WRITTEN INSTRUCTION:
Take each line that has the word "this" and return it.

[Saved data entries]
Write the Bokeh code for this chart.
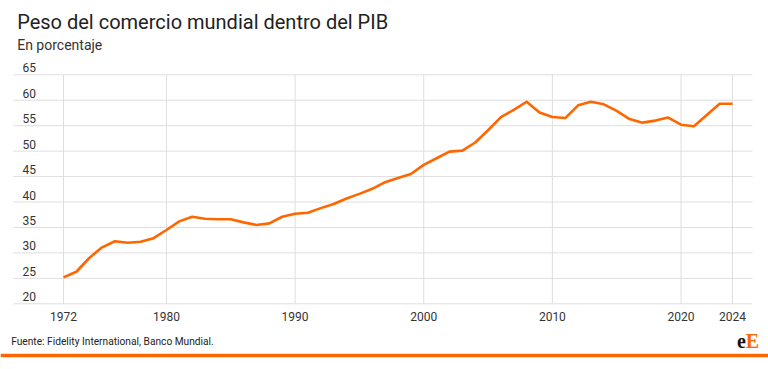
from bokeh.plotting import figure
from bokeh.models import Range1d, FixedTicker, Label
from bokeh.core.properties import value
from bokeh.embed import file_html
from bokeh.resources import INLINE

# ---------------- data ----------------
years = list(range(1972, 2025))
trade_share = [25.2, 26.3, 29.0, 31.1, 32.3, 32.0, 32.2, 32.9, 34.5, 36.2,
               37.1, 36.7, 36.6, 36.6, 36.0, 35.5, 35.8, 37.1, 37.7, 37.9,
               38.8, 39.6, 40.7, 41.6, 42.6, 43.9, 44.7, 45.5, 47.3, 48.6,
               49.9, 50.1, 51.7, 54.1, 56.7, 58.1, 59.7, 57.6, 56.7, 56.5,
               59.0, 59.7, 59.2, 57.9, 56.3, 55.6, 56.0, 56.6, 55.2, 54.9,
               57.1, 59.3, 59.3]
x_ticks = [1972, 1980, 1990, 2000, 2010, 2020, 2024]
y_ticks = [20, 25, 30, 35, 40, 45, 50, 55, 60, 65]

title_text = "Peso del comercio mundial dentro del PIB"
subtitle_text = "En porcentaje"
source_text = "Fuente: Fidelity International, Banco Mundial."

# ---------------- layout ----------------
W, H = 768, 369
PPY = 669 / 52.0          # pixels per year
X0_PX = 63.0              # pixel x of first year
PPU = 229 / 45.0          # pixels per percentage point
Y20_PX = 303.3            # pixel y of value 20 (from top)

x_start = 1972 - X0_PX / PPY
x_end = x_start + W / PPY
y_end = 20 + Y20_PX / PPU
y_start = y_end - H / PPU

def px_to_year(px):
    return x_start + px / PPY

ORANGE = "#ff6600"
GRID = "#dedede"
TEXT = "#333333"

p = figure(width=W, height=H, x_range=Range1d(x_start, x_end),
           y_range=Range1d(y_start, y_end), output_backend="svg",
           toolbar_location=None, min_border=0, y_axis_location=None,
           title=None, outline_line_color=None)
p.extra_x_ranges = {"px": Range1d(0, W)}
p.extra_y_ranges = {"px": Range1d(H, 0)}
p.grid.visible = False
p.background_fill_color = "white"
p.border_fill_color = "white"

# grid lines
gx0, gx1 = px_to_year(13), px_to_year(752)
p.segment(x0=[gx0] * len(y_ticks), y0=y_ticks, x1=[gx1] * len(y_ticks), y1=y_ticks,
          line_color=GRID, line_width=1)
p.segment(x0=x_ticks, y0=[y_ticks[0]] * len(x_ticks), x1=x_ticks,
          y1=[y_ticks[-1]] * len(x_ticks), line_color=GRID, line_width=1)

# y labels above gridlines
p.text(x=[px_to_year(22)] * len(y_ticks), y=y_ticks, text=[str(t) for t in y_ticks],
       text_font=value("Roboto"), text_font_size="12px", text_color=TEXT,
       text_align="left", text_baseline="alphabetic", y_offset=-7)

# x axis
ax = p.xaxis[0]
ax.fixed_location = 20
ax.ticker = FixedTicker(ticks=x_ticks)
ax.axis_line_color = None
ax.major_tick_line_color = None
ax.minor_tick_line_color = None
ax.major_tick_in = 0
ax.major_tick_out = 0
ax.major_label_standoff = 8
ax.major_label_text_font = "Roboto"
ax.major_label_text_font_size = "12px"
ax.major_label_text_color = TEXT

# data line
p.line(years, trade_share, line_color=ORANGE, line_width=2.6, line_join="round")

# texts
p.add_layout(Label(x=16.7, y=21.5, x_range_name="px", y_range_name="px", text=title_text,
                   text_font="Roboto", text_font_size="20px", text_color="#222222",
                   text_baseline="alphabetic"))
p.add_layout(Label(x=16.7, y=44.5, x_range_name="px", y_range_name="px", text=subtitle_text,
                   text_font="Roboto", text_font_size="14px", text_color="#333333",
                   text_baseline="alphabetic"))
p.add_layout(Label(x=10.7, y=340.5, x_range_name="px", y_range_name="px", text=source_text,
                   text_font="Roboto", text_font_size="10.2px", text_color="#222222",
                   text_baseline="alphabetic"))
p.add_layout(Label(x=758.7, y=340, x_range_name="px", y_range_name="px", text="E",
                   text_font="Liberation Serif", text_font_style="bold",
                   text_font_size="20px", text_color=ORANGE, text_align="right",
                   text_baseline="alphabetic"))
p.add_layout(Label(x=745.4, y=340, x_range_name="px", y_range_name="px", text="e",
                   text_font="Liberation Serif", text_font_style="bold",
                   text_font_size="20px", text_color="#111111", text_align="right",
                   text_baseline="alphabetic"))

# bottom orange rule
p.quad(left=0, right=W, top=353.3, bottom=356.7, x_range_name="px", y_range_name="px",
       fill_color=ORANGE, line_color=None)

open("out.html", "w").write(file_html(p, INLINE))
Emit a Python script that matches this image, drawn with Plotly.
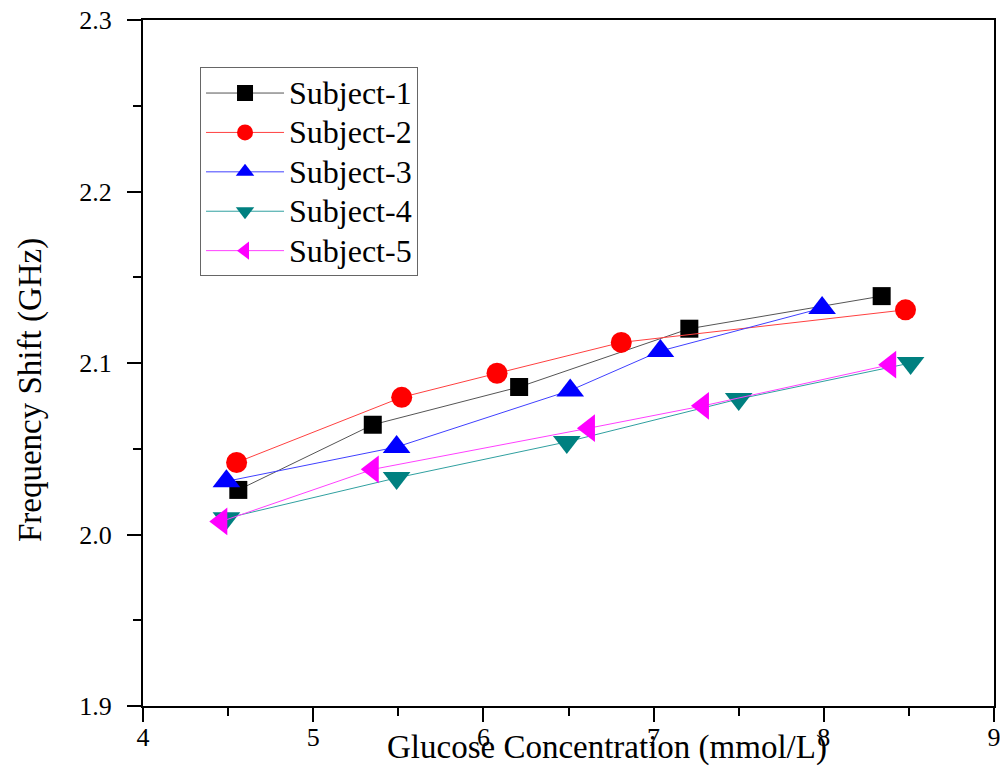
import plotly.graph_objects as go

names = ["Subject-1", "Subject-2", "Subject-3", "Subject-4", "Subject-5"]
x1 = [4.56, 5.35, 6.21, 7.21, 8.34]
y1 = [2.026, 2.064, 2.086, 2.120, 2.139]
x2 = [4.55, 5.52, 6.08, 6.81, 8.48]
y2 = [2.042, 2.080, 2.094, 2.112, 2.131]
x3 = [4.49, 5.49, 6.51, 7.04, 7.99]
y3 = [2.031, 2.051, 2.084, 2.107, 2.132]
x4 = [4.49, 5.49, 6.49, 7.50, 8.51]
y4 = [2.0095, 2.033, 2.054, 2.079, 2.100]
x5 = [4.46, 5.35, 6.62, 7.29, 8.39]
y5 = [2.0076, 2.038, 2.062, 2.075, 2.099]

x_ticks = [4, 5, 6, 7, 8, 9]
y_ticks = [1.9, 2.0, 2.1, 2.2, 2.3]
y_tick_labels = ["1.9", "2.0", "2.1", "2.2", "2.3"]

xs = [x1, x2, x3, x4, x5]
ys = [y1, y2, y3, y4, y5]
line_colors = ["#555555", "#ff4040", "#4040ff", "#30a0a0", "#ff40ff"]
marker_colors = ["#000000", "#ff0000", "#0000ff", "#008080", "#ff00ff"]
symbols = ["square", "circle", "triangle-up", "triangle-down", "triangle-left"]
sizes = [18, 21, 24, 24, 24]

font = "Liberation Serif, Times New Roman, serif"

fig = go.Figure()
for n, x, y, lc, mc, s, sz in zip(names, xs, ys, line_colors, marker_colors, symbols, sizes):
    fig.add_trace(go.Scatter(
        x=x, y=y, name='<span style="font-size:32px">' + n + '</span>', mode="lines+markers",
        line=dict(color=lc, width=1),
        marker=dict(symbol=s, size=sz, color=mc, line=dict(width=0)),
    ))

axis_common = dict(
    showline=True, linecolor="black", linewidth=2, mirror=True,
    ticks="outside", ticklen=14, tickwidth=2, tickcolor="black",
    showgrid=False, zeroline=False, ticklabeloverflow="allow", automargin=False,
    tickfont=dict(family=font, size=26, color="black"),
)

fig.update_xaxes(range=[4, 9], tickmode="array", tickvals=x_ticks, ticklabelstandoff=-7,
                 minor=dict(ticks="outside", ticklen=8, tickwidth=2, tickcolor="black",
                            tickmode="linear", tick0=4.5, dtick=1, showgrid=False),
                 **axis_common)
fig.update_yaxes(range=[1.9, 2.3], tickmode="array", tickvals=y_ticks, ticktext=y_tick_labels,
                 ticklabelstandoff=10,
                 minor=dict(ticks="outside", ticklen=8, tickwidth=2, tickcolor="black",
                            tickmode="linear", tick0=1.95, dtick=0.1, showgrid=False),
                 **axis_common)

fig.add_annotation(text="Glucose Concentration (mmol/L)", xref="paper", yref="paper",
                   x=0.545, y=-0.0612, xanchor="center", yanchor="middle", showarrow=False,
                   font=dict(family=font, size=33, color="black"))
fig.add_annotation(text="Frequency Shift (GHz)", xref="paper", yref="paper",
                   x=-0.1328, y=0.4606, xanchor="center", yanchor="middle", textangle=-90,
                   showarrow=False, font=dict(family=font, size=33, color="black"))

fig.update_layout(
    width=1000, height=774,
    margin=dict(l=143, r=6, t=20, b=68),
    paper_bgcolor="white", plot_bgcolor="white",
    showlegend=True,
    legend=dict(x=0.067, y=0.931, xanchor="left", yanchor="top",
                bordercolor="#666666", borderwidth=1, bgcolor="white",
                font=dict(family=font, size=28, color="black"),
                itemwidth=78, tracegroupgap=0),
)

fig.write_html("out.html",
               config={"displayModeBar": False},
               post_script="document.body.style.margin='0';document.body.style.overflow='hidden';"
                           "document.documentElement.style.overflow='hidden';")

OUTPUT OF THE TASK:
Write the Bokeh code for this chart.
Emit a Python script that matches this image, drawn with Plotly.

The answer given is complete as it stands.